YOUR TASK -> Omit any picture, and return the remaining data exactly as written.

#####

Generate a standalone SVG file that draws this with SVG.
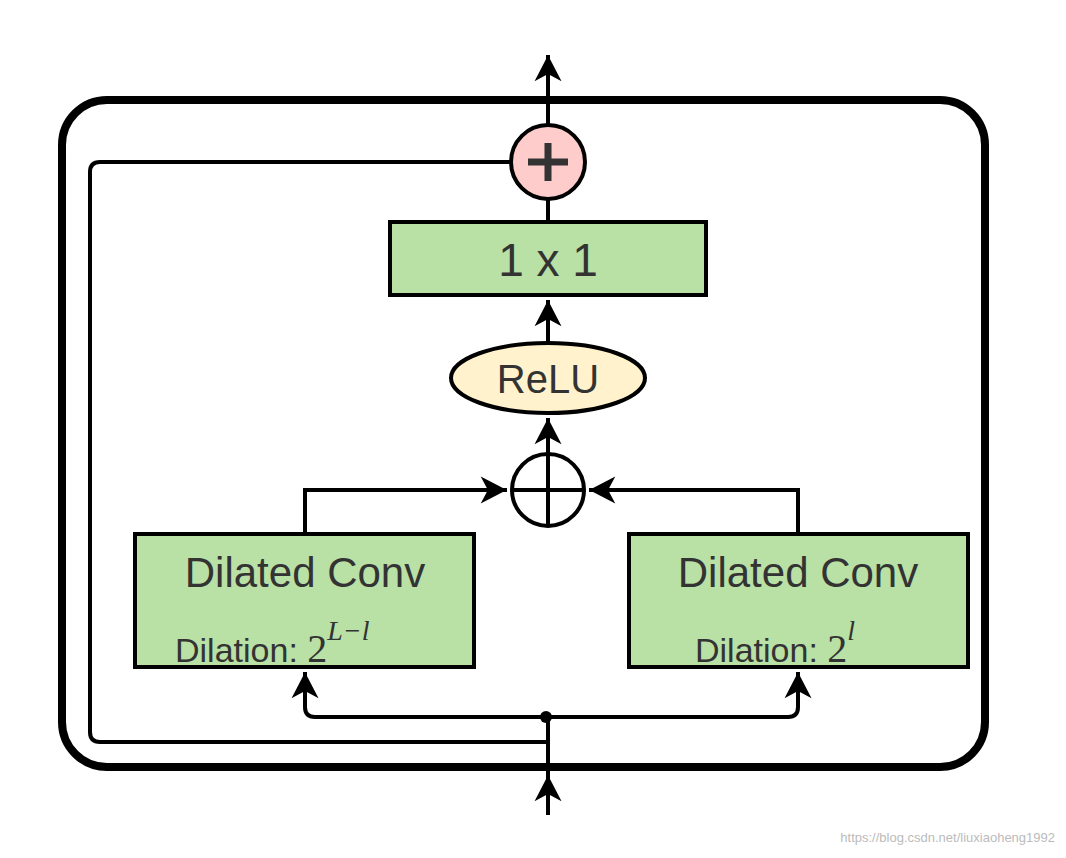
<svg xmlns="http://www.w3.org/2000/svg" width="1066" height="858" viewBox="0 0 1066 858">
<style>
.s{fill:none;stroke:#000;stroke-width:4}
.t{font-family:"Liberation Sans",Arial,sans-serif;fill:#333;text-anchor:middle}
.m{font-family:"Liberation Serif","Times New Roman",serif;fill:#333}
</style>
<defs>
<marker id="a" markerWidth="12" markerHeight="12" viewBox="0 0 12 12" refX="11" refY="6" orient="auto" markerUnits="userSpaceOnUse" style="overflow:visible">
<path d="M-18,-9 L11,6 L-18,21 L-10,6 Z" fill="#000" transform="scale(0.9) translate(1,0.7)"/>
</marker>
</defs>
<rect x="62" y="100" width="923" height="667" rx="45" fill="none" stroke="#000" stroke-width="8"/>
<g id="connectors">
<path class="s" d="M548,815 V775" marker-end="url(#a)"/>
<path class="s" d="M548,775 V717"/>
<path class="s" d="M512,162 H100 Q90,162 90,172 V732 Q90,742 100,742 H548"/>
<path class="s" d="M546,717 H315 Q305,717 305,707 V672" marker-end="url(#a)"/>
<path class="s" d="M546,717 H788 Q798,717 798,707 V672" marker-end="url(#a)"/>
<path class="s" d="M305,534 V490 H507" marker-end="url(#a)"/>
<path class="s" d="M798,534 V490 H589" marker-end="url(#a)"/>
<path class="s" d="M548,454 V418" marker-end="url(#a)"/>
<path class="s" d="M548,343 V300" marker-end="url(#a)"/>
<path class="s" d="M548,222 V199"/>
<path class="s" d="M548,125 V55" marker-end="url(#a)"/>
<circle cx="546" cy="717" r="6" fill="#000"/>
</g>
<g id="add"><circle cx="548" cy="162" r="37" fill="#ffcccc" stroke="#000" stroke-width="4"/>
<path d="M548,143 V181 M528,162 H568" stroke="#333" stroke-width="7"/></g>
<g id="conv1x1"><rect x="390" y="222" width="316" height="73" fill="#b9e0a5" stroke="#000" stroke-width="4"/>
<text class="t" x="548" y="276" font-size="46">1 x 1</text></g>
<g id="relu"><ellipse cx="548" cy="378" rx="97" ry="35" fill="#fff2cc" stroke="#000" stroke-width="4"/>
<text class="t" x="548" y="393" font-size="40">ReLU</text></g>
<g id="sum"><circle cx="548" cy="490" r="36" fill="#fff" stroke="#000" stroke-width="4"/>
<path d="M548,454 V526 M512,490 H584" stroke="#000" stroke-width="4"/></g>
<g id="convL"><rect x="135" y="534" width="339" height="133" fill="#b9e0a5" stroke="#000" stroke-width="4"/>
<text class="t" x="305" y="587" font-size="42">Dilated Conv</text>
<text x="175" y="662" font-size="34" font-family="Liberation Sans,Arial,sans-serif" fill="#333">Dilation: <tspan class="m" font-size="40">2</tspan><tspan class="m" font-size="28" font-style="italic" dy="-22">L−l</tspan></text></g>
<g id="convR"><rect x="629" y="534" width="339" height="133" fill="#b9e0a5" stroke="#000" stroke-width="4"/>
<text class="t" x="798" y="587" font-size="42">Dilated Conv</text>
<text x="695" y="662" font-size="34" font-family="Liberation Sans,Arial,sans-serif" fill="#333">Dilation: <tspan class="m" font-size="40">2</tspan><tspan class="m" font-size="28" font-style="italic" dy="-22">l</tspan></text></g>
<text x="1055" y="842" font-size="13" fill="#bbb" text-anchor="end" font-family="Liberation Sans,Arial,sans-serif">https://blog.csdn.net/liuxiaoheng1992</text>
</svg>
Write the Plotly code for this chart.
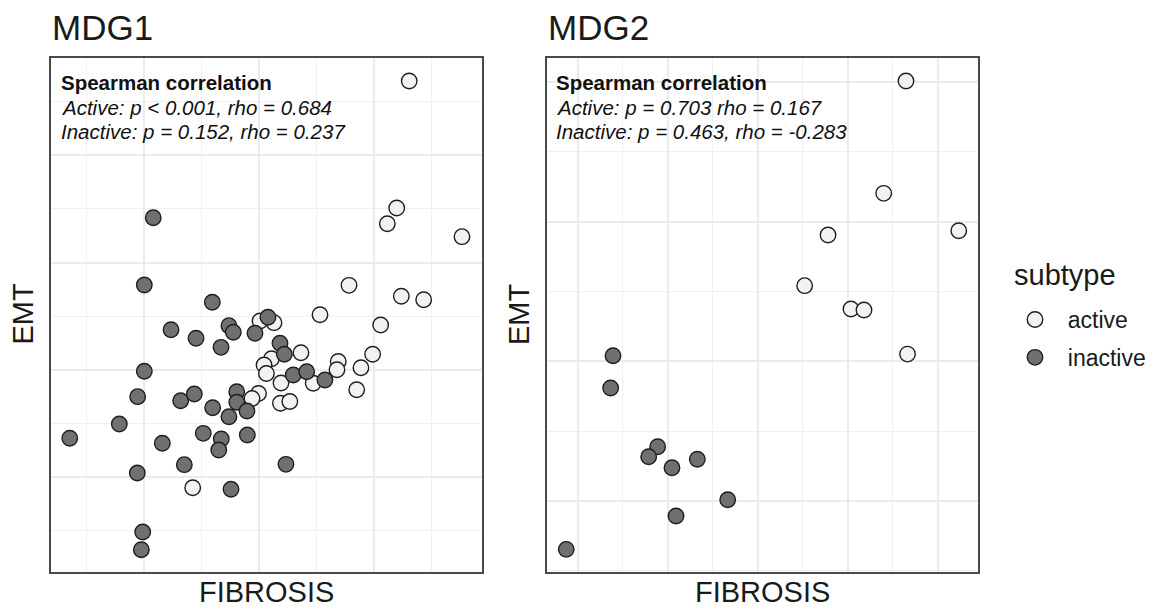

#####

THE RESULT ->
Generate a standalone SVG file that draws this with SVG.
<svg xmlns="http://www.w3.org/2000/svg" width="1066" height="858" viewBox="0 0 1066 858">
<style>
.s{fill:none;stroke:#000;stroke-width:4}
.t{font-family:"Liberation Sans",Arial,sans-serif;fill:#333;text-anchor:middle}
.m{font-family:"Liberation Serif","Times New Roman",serif;fill:#333}
</style>
<defs>
<marker id="a" markerWidth="12" markerHeight="12" viewBox="0 0 12 12" refX="11" refY="6" orient="auto" markerUnits="userSpaceOnUse" style="overflow:visible">
<path d="M-18,-9 L11,6 L-18,21 L-10,6 Z" fill="#000" transform="scale(0.9) translate(1,0.7)"/>
</marker>
</defs>
<rect x="62" y="100" width="923" height="667" rx="45" fill="none" stroke="#000" stroke-width="8"/>
<g id="connectors">
<path class="s" d="M548,815 V775" marker-end="url(#a)"/>
<path class="s" d="M548,775 V717"/>
<path class="s" d="M512,162 H100 Q90,162 90,172 V732 Q90,742 100,742 H548"/>
<path class="s" d="M546,717 H315 Q305,717 305,707 V672" marker-end="url(#a)"/>
<path class="s" d="M546,717 H788 Q798,717 798,707 V672" marker-end="url(#a)"/>
<path class="s" d="M305,534 V490 H507" marker-end="url(#a)"/>
<path class="s" d="M798,534 V490 H589" marker-end="url(#a)"/>
<path class="s" d="M548,454 V418" marker-end="url(#a)"/>
<path class="s" d="M548,343 V300" marker-end="url(#a)"/>
<path class="s" d="M548,222 V199"/>
<path class="s" d="M548,125 V55" marker-end="url(#a)"/>
<circle cx="546" cy="717" r="6" fill="#000"/>
</g>
<g id="add"><circle cx="548" cy="162" r="37" fill="#ffcccc" stroke="#000" stroke-width="4"/>
<path d="M548,143 V181 M528,162 H568" stroke="#333" stroke-width="7"/></g>
<g id="conv1x1"><rect x="390" y="222" width="316" height="73" fill="#b9e0a5" stroke="#000" stroke-width="4"/>
<text class="t" x="548" y="276" font-size="46">1 x 1</text></g>
<g id="relu"><ellipse cx="548" cy="378" rx="97" ry="35" fill="#fff2cc" stroke="#000" stroke-width="4"/>
<text class="t" x="548" y="393" font-size="40">ReLU</text></g>
<g id="sum"><circle cx="548" cy="490" r="36" fill="#fff" stroke="#000" stroke-width="4"/>
<path d="M548,454 V526 M512,490 H584" stroke="#000" stroke-width="4"/></g>
<g id="convL"><rect x="135" y="534" width="339" height="133" fill="#b9e0a5" stroke="#000" stroke-width="4"/>
<text class="t" x="305" y="587" font-size="42">Dilated Conv</text>
<text x="175" y="662" font-size="34" font-family="Liberation Sans,Arial,sans-serif" fill="#333">Dilation: <tspan class="m" font-size="40">2</tspan><tspan class="m" font-size="28" font-style="italic" dy="-22">L−l</tspan></text></g>
<g id="convR"><rect x="629" y="534" width="339" height="133" fill="#b9e0a5" stroke="#000" stroke-width="4"/>
<text class="t" x="798" y="587" font-size="42">Dilated Conv</text>
<text x="695" y="662" font-size="34" font-family="Liberation Sans,Arial,sans-serif" fill="#333">Dilation: <tspan class="m" font-size="40">2</tspan><tspan class="m" font-size="28" font-style="italic" dy="-22">l</tspan></text></g>
<text x="1055" y="842" font-size="13" fill="#bbb" text-anchor="end" font-family="Liberation Sans,Arial,sans-serif">https://blog.csdn.net/liuxiaoheng1992</text>
</svg>
Write the Plotly code for this chart.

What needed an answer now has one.